#### WHAT TO WORK ON:
Write the data below out exactly as it stands. Do not include the pictures.

#### DATA SEGMENT:
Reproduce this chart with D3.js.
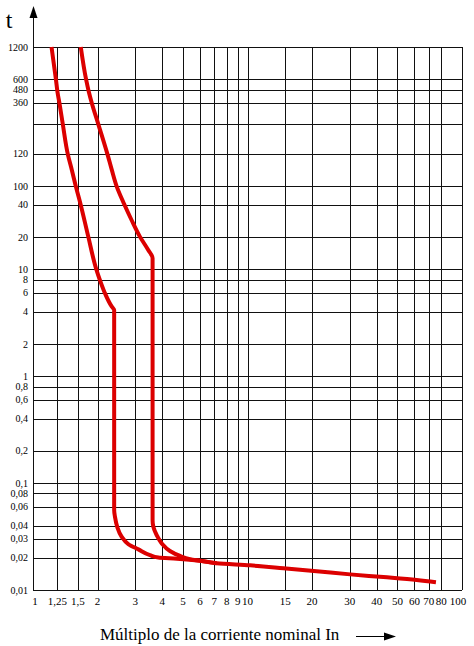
<!DOCTYPE html>
<html>
<head>
<meta charset="utf-8">
<script src="https://cdn.jsdelivr.net/npm/d3@7"></script>
<style>
  html, body { margin: 0; padding: 0; background: #fff; }
  svg { display: block; }
  text { font-family: "Liberation Serif", "Times New Roman", serif; fill: #000; }
</style>
</head>
<body>
<svg id="chart" width="474" height="646"></svg>
<script>
// ---- data ----
const xTickValues = [1, 1.3, 1.62, 2, 3, 4, 5, 6, 7, 8, 9, 10, 15, 20, 30, 40, 50, 60, 70, 80, 100];
const xTickLabels = ["1", "1,25", "1,5", "2", "3", "4", "5", "6", "7", "8", "9", "10", "15", "20", "30", "40", "50", "60", "70", "80", "100"];

const yTickValues = [1200, 600, 480, 360, 230, 120, 60, 40, 20, 10, 8, 6, 4, 2, 1, 0.8, 0.6, 0.4, 0.2, 0.1, 0.08, 0.06, 0.04, 0.03, 0.02, 0.01];
const yTickLabels = ["1200", "600", "480", "360", "", "120", "100", "40", "20", "10", "8", "6", "4", "2", "1", "0,8", "0,6", "0,4", "0,2", "0,1", "0,08", "0,06", "0,04", "0,03", "0,02", "0,01"];

// curve 1 (left / lower)
const curve1X = [1.22, 1.28, 1.30, 1.33, 1.375, 1.456, 1.517, 1.586, 1.665, 1.81, 1.97, 2.05, 2.15, 2.33, 2.39, 2.39, 2.41, 2.47, 2.59, 2.78, 3.10, 3.51, 3.84, 4.68, 6.0, 7.18, 10.3, 14.7, 21.0, 30.1, 43.0, 61.5, 75.6];
const curve1T = [1200, 590, 458, 352, 232, 117, 85, 59, 40.8, 20.2, 10.1, 7.94, 6.17, 4.47, 4.16, 0.056, 0.0485, 0.039, 0.0315, 0.0269, 0.024, 0.0212, 0.0201, 0.0196, 0.0188, 0.0178, 0.0170, 0.0160, 0.0150, 0.0140, 0.0132, 0.0124, 0.0118];

// curve 2 (right / upper)
const curve2X = [1.67, 1.77, 1.82, 1.885, 2.01, 2.23, 2.33, 2.46, 2.66, 2.88, 3.15, 3.44, 3.61, 3.61, 3.64, 3.77, 3.98, 4.35, 4.85, 5.4, 6.0, 7.18];
const curve2T = [1200, 590, 458, 352, 232, 117, 85, 59, 40.8, 28.9, 20.2, 15.2, 12.7, 0.045, 0.039, 0.0327, 0.0273, 0.0232, 0.0208, 0.0194, 0.0188, 0.0178];

const yTitle = "t";
const xTitle = "Múltiplo de la corriente nominal In";

// ---- drawing ----
const svg = d3.select("#chart");
const x = d3.scaleLog().domain([1, 100]).range([33, 462]);
const y = d3.scaleLog().domain([0.01, 1200]).range([590, 47]);
const px = v => Math.round(x(v)) + 0.5;
const py = v => Math.round(y(v)) + 0.5;

svg.append("rect").attr("width", 474).attr("height", 646).attr("fill", "#fff");

const grid = svg.append("g").attr("stroke", "#111").attr("stroke-width", 1).attr("shape-rendering", "crispEdges");

// horizontal grid lines
grid.selectAll("line.h").data(yTickValues).join("line")
  .attr("class", "h")
  .attr("x1", x(1)).attr("x2", x(100))
  .attr("y1", d => py(d)).attr("y2", d => py(d));

// vertical grid lines
grid.selectAll("line.v").data(xTickValues).join("line")
  .attr("class", "v")
  .attr("x1", d => px(d)).attr("x2", d => px(d))
  .attr("y1", y(0.01)).attr("y2", y(1200));

// y axis line extended with arrow
const ax = px(1);
grid.append("line").attr("x1", ax).attr("x2", ax).attr("y1", y(0.01)).attr("y2", 12);
svg.append("path")
  .attr("d", `M${ax},6 L${ax - 4},18 L${ax + 4},18 Z`)
  .attr("fill", "#000");

// y title
svg.append("text").attr("x", 9).attr("y", 28).attr("text-anchor", "middle")
  .attr("font-size", 24).text(yTitle);

// y tick labels
svg.append("g").selectAll("text").data(yTickValues).join("text")
  .attr("x", 28).attr("y", d => y(d)).attr("dy", "0.35em")
  .attr("text-anchor", "end").attr("font-size", 10)
  .text((d, i) => yTickLabels[i]);

// x tick labels
svg.append("g").selectAll("text").data(xTickValues).join("text")
  .attr("x", (d, i) => i === 0 ? x(d) + 2 : (i === xTickValues.length - 1 ? x(d) - 4 : x(d)))
  .attr("y", 605).attr("text-anchor", "middle").attr("font-size", 11)
  .text((d, i) => xTickLabels[i]);

// curves
const line = d3.line()
  .x(d => x(d[0])).y(d => y(d[1]))
  .curve(d3.curveMonotoneY);

const c1 = curve1X.map((v, i) => [v, curve1T[i]]);
const c2 = curve2X.map((v, i) => [v, curve2T[i]]);

svg.append("g").selectAll("path").data([c1, c2]).join("path")
  .attr("d", line)
  .attr("fill", "none")
  .attr("stroke", "#dc0000")
  .attr("stroke-width", 4)
  .attr("stroke-linejoin", "round")
  .attr("stroke-linecap", "butt");

// x title and arrow
svg.append("text").attr("x", 100).attr("y", 640).attr("font-size", 17).text(xTitle);
svg.append("line").attr("x1", 356).attr("x2", 385).attr("y1", 636.5).attr("y2", 636.5)
  .attr("stroke", "#000").attr("stroke-width", 1);
svg.append("path").attr("d", "M384,632.5 L396,636.5 L384,640.5 Z").attr("fill", "#000");
</script>
</body>
</html>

#### SOLUTION TO THIS EXERCISE:
Reproduce this chart with D3.js.
<!DOCTYPE html>
<html>
<head>
<meta charset="utf-8">
<script src="https://cdn.jsdelivr.net/npm/d3@7"></script>
<style>
  html, body { margin: 0; padding: 0; background: #fff; }
  svg { display: block; }
  text { font-family: "Liberation Serif", "Times New Roman", serif; fill: #000; }
</style>
</head>
<body>
<svg id="chart" width="474" height="646"></svg>
<script>
// ---- data ----
const xTickValues = [1, 1.3, 1.62, 2, 3, 4, 5, 6, 7, 8, 9, 10, 15, 20, 30, 40, 50, 60, 70, 80, 100];
const xTickLabels = ["1", "1,25", "1,5", "2", "3", "4", "5", "6", "7", "8", "9", "10", "15", "20", "30", "40", "50", "60", "70", "80", "100"];

const yTickValues = [1200, 600, 480, 360, 230, 120, 60, 40, 20, 10, 8, 6, 4, 2, 1, 0.8, 0.6, 0.4, 0.2, 0.1, 0.08, 0.06, 0.04, 0.03, 0.02, 0.01];
const yTickLabels = ["1200", "600", "480", "360", "", "120", "100", "40", "20", "10", "8", "6", "4", "2", "1", "0,8", "0,6", "0,4", "0,2", "0,1", "0,08", "0,06", "0,04", "0,03", "0,02", "0,01"];

// curve 1 (left / lower)
const curve1X = [1.22, 1.28, 1.30, 1.33, 1.375, 1.456, 1.517, 1.586, 1.665, 1.81, 1.97, 2.05, 2.15, 2.33, 2.39, 2.39, 2.41, 2.47, 2.59, 2.78, 3.10, 3.51, 3.84, 4.68, 6.0, 7.18, 10.3, 14.7, 21.0, 30.1, 43.0, 61.5, 75.6];
const curve1T = [1200, 590, 458, 352, 232, 117, 85, 59, 40.8, 20.2, 10.1, 7.94, 6.17, 4.47, 4.16, 0.056, 0.0485, 0.039, 0.0315, 0.0269, 0.024, 0.0212, 0.0201, 0.0196, 0.0188, 0.0178, 0.0170, 0.0160, 0.0150, 0.0140, 0.0132, 0.0124, 0.0118];

// curve 2 (right / upper)
const curve2X = [1.67, 1.77, 1.82, 1.885, 2.01, 2.23, 2.33, 2.46, 2.66, 2.88, 3.15, 3.44, 3.61, 3.61, 3.64, 3.77, 3.98, 4.35, 4.85, 5.4, 6.0, 7.18];
const curve2T = [1200, 590, 458, 352, 232, 117, 85, 59, 40.8, 28.9, 20.2, 15.2, 12.7, 0.045, 0.039, 0.0327, 0.0273, 0.0232, 0.0208, 0.0194, 0.0188, 0.0178];

const yTitle = "t";
const xTitle = "Múltiplo de la corriente nominal In";

// ---- drawing ----
const svg = d3.select("#chart");
const x = d3.scaleLog().domain([1, 100]).range([33, 462]);
const y = d3.scaleLog().domain([0.01, 1200]).range([590, 47]);
const px = v => Math.round(x(v)) + 0.5;
const py = v => Math.round(y(v)) + 0.5;

svg.append("rect").attr("width", 474).attr("height", 646).attr("fill", "#fff");

const grid = svg.append("g").attr("stroke", "#111").attr("stroke-width", 1).attr("shape-rendering", "crispEdges");

// horizontal grid lines
grid.selectAll("line.h").data(yTickValues).join("line")
  .attr("class", "h")
  .attr("x1", x(1)).attr("x2", x(100))
  .attr("y1", d => py(d)).attr("y2", d => py(d));

// vertical grid lines
grid.selectAll("line.v").data(xTickValues).join("line")
  .attr("class", "v")
  .attr("x1", d => px(d)).attr("x2", d => px(d))
  .attr("y1", y(0.01)).attr("y2", y(1200));

// y axis line extended with arrow
const ax = px(1);
grid.append("line").attr("x1", ax).attr("x2", ax).attr("y1", y(0.01)).attr("y2", 12);
svg.append("path")
  .attr("d", `M${ax},6 L${ax - 4},18 L${ax + 4},18 Z`)
  .attr("fill", "#000");

// y title
svg.append("text").attr("x", 9).attr("y", 28).attr("text-anchor", "middle")
  .attr("font-size", 24).text(yTitle);

// y tick labels
svg.append("g").selectAll("text").data(yTickValues).join("text")
  .attr("x", 28).attr("y", d => y(d)).attr("dy", "0.35em")
  .attr("text-anchor", "end").attr("font-size", 10)
  .text((d, i) => yTickLabels[i]);

// x tick labels
svg.append("g").selectAll("text").data(xTickValues).join("text")
  .attr("x", (d, i) => i === 0 ? x(d) + 2 : (i === xTickValues.length - 1 ? x(d) - 4 : x(d)))
  .attr("y", 605).attr("text-anchor", "middle").attr("font-size", 11)
  .text((d, i) => xTickLabels[i]);

// curves
const line = d3.line()
  .x(d => x(d[0])).y(d => y(d[1]))
  .curve(d3.curveMonotoneY);

const c1 = curve1X.map((v, i) => [v, curve1T[i]]);
const c2 = curve2X.map((v, i) => [v, curve2T[i]]);

svg.append("g").selectAll("path").data([c1, c2]).join("path")
  .attr("d", line)
  .attr("fill", "none")
  .attr("stroke", "#dc0000")
  .attr("stroke-width", 4)
  .attr("stroke-linejoin", "round")
  .attr("stroke-linecap", "butt");

// x title and arrow
svg.append("text").attr("x", 100).attr("y", 640).attr("font-size", 17).text(xTitle);
svg.append("line").attr("x1", 356).attr("x2", 385).attr("y1", 636.5).attr("y2", 636.5)
  .attr("stroke", "#000").attr("stroke-width", 1);
svg.append("path").attr("d", "M384,632.5 L396,636.5 L384,640.5 Z").attr("fill", "#000");
</script>
</body>
</html>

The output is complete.